EXERCISE DESCRIPTION.
Quote, please, the line with "Reproduce this chart with matplotlib.", the line with "ax.patch.set_visible(False)", and every line between them, exactly and with nothing else.

SOURCE MATERIAL.

* begin *

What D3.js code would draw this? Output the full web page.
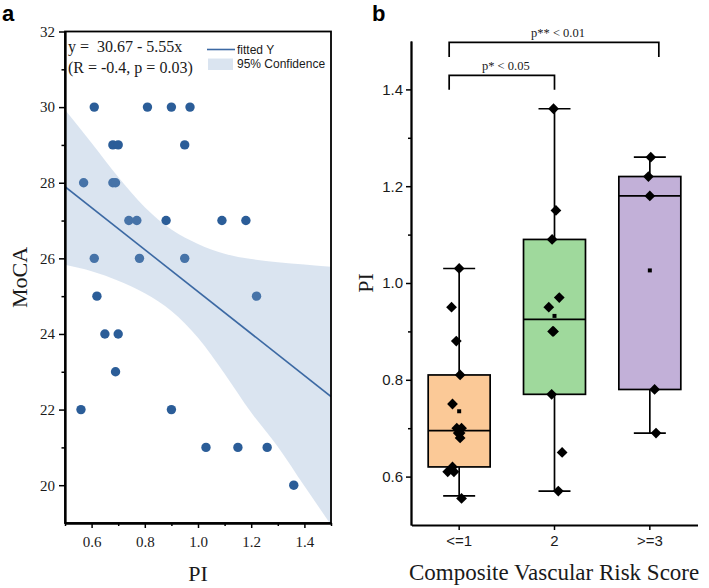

* end *
* begin *

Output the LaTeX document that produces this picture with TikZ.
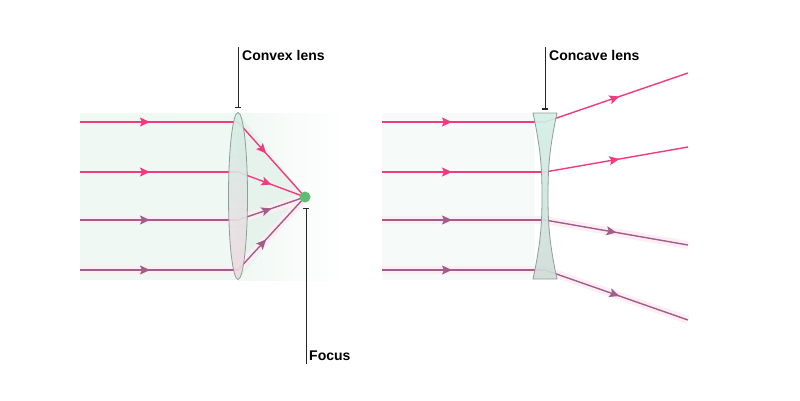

* end *
* begin *

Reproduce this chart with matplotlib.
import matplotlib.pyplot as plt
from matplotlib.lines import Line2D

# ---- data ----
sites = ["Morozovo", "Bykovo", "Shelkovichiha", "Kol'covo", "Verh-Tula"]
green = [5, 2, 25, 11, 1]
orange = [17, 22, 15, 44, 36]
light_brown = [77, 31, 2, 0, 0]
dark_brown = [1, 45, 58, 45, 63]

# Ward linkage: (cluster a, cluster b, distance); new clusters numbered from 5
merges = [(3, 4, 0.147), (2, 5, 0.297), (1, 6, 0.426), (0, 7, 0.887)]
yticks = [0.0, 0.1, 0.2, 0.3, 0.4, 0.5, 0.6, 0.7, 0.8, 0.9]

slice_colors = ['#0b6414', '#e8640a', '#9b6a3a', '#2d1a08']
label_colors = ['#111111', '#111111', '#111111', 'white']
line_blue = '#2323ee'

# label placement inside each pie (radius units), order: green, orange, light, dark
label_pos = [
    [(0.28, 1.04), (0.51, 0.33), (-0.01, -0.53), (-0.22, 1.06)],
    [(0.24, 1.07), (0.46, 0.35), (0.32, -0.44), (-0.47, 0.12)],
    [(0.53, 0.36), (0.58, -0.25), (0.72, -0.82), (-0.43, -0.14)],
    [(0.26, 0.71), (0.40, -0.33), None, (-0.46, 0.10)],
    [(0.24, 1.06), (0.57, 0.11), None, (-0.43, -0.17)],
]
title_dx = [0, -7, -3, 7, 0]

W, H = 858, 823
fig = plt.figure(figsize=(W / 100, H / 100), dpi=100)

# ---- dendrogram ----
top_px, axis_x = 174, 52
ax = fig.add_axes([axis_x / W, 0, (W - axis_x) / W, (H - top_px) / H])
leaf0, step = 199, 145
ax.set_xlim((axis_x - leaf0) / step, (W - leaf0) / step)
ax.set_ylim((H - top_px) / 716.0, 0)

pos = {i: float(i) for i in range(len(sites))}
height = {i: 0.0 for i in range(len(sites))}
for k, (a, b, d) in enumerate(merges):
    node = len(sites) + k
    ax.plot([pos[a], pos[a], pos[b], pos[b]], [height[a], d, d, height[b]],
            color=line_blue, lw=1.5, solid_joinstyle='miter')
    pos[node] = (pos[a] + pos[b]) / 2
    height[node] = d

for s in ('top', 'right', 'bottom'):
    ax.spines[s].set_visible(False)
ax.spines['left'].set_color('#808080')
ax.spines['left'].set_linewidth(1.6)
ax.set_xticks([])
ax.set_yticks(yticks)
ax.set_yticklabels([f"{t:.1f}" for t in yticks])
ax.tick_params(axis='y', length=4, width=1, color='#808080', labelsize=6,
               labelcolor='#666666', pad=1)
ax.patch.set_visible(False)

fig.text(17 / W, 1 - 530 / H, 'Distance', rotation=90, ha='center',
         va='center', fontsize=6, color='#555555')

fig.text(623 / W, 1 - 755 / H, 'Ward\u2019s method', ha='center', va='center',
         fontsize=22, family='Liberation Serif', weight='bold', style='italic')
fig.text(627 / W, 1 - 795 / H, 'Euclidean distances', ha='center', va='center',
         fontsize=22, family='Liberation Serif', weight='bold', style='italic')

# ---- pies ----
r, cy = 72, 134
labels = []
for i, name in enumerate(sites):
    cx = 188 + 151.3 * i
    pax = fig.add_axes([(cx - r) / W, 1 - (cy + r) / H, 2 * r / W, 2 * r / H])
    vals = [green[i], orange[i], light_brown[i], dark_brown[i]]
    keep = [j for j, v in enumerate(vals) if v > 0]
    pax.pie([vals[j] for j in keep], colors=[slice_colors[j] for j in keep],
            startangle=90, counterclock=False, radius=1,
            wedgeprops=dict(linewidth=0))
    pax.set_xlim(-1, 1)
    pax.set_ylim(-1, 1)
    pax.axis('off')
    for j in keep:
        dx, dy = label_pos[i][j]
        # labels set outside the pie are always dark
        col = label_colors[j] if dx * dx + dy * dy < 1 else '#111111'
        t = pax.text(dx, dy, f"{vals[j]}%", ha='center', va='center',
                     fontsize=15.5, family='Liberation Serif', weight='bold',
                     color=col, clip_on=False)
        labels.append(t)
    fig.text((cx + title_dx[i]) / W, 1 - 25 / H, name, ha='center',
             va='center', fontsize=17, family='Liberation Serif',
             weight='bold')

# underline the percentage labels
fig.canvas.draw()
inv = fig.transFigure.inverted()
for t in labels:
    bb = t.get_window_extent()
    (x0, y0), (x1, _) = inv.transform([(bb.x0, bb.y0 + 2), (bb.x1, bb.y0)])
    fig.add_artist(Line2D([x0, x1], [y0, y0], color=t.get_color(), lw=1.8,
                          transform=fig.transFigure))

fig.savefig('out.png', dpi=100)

* end *

TASK ANSWER.
Reproduce this chart with matplotlib.
import matplotlib.pyplot as plt
from matplotlib.lines import Line2D

# ---- data ----
sites = ["Morozovo", "Bykovo", "Shelkovichiha", "Kol'covo", "Verh-Tula"]
green = [5, 2, 25, 11, 1]
orange = [17, 22, 15, 44, 36]
light_brown = [77, 31, 2, 0, 0]
dark_brown = [1, 45, 58, 45, 63]

# Ward linkage: (cluster a, cluster b, distance); new clusters numbered from 5
merges = [(3, 4, 0.147), (2, 5, 0.297), (1, 6, 0.426), (0, 7, 0.887)]
yticks = [0.0, 0.1, 0.2, 0.3, 0.4, 0.5, 0.6, 0.7, 0.8, 0.9]

slice_colors = ['#0b6414', '#e8640a', '#9b6a3a', '#2d1a08']
label_colors = ['#111111', '#111111', '#111111', 'white']
line_blue = '#2323ee'

# label placement inside each pie (radius units), order: green, orange, light, dark
label_pos = [
    [(0.28, 1.04), (0.51, 0.33), (-0.01, -0.53), (-0.22, 1.06)],
    [(0.24, 1.07), (0.46, 0.35), (0.32, -0.44), (-0.47, 0.12)],
    [(0.53, 0.36), (0.58, -0.25), (0.72, -0.82), (-0.43, -0.14)],
    [(0.26, 0.71), (0.40, -0.33), None, (-0.46, 0.10)],
    [(0.24, 1.06), (0.57, 0.11), None, (-0.43, -0.17)],
]
title_dx = [0, -7, -3, 7, 0]

W, H = 858, 823
fig = plt.figure(figsize=(W / 100, H / 100), dpi=100)

# ---- dendrogram ----
top_px, axis_x = 174, 52
ax = fig.add_axes([axis_x / W, 0, (W - axis_x) / W, (H - top_px) / H])
leaf0, step = 199, 145
ax.set_xlim((axis_x - leaf0) / step, (W - leaf0) / step)
ax.set_ylim((H - top_px) / 716.0, 0)

pos = {i: float(i) for i in range(len(sites))}
height = {i: 0.0 for i in range(len(sites))}
for k, (a, b, d) in enumerate(merges):
    node = len(sites) + k
    ax.plot([pos[a], pos[a], pos[b], pos[b]], [height[a], d, d, height[b]],
            color=line_blue, lw=1.5, solid_joinstyle='miter')
    pos[node] = (pos[a] + pos[b]) / 2
    height[node] = d

for s in ('top', 'right', 'bottom'):
    ax.spines[s].set_visible(False)
ax.spines['left'].set_color('#808080')
ax.spines['left'].set_linewidth(1.6)
ax.set_xticks([])
ax.set_yticks(yticks)
ax.set_yticklabels([f"{t:.1f}" for t in yticks])
ax.tick_params(axis='y', length=4, width=1, color='#808080', labelsize=6,
               labelcolor='#666666', pad=1)
ax.patch.set_visible(False)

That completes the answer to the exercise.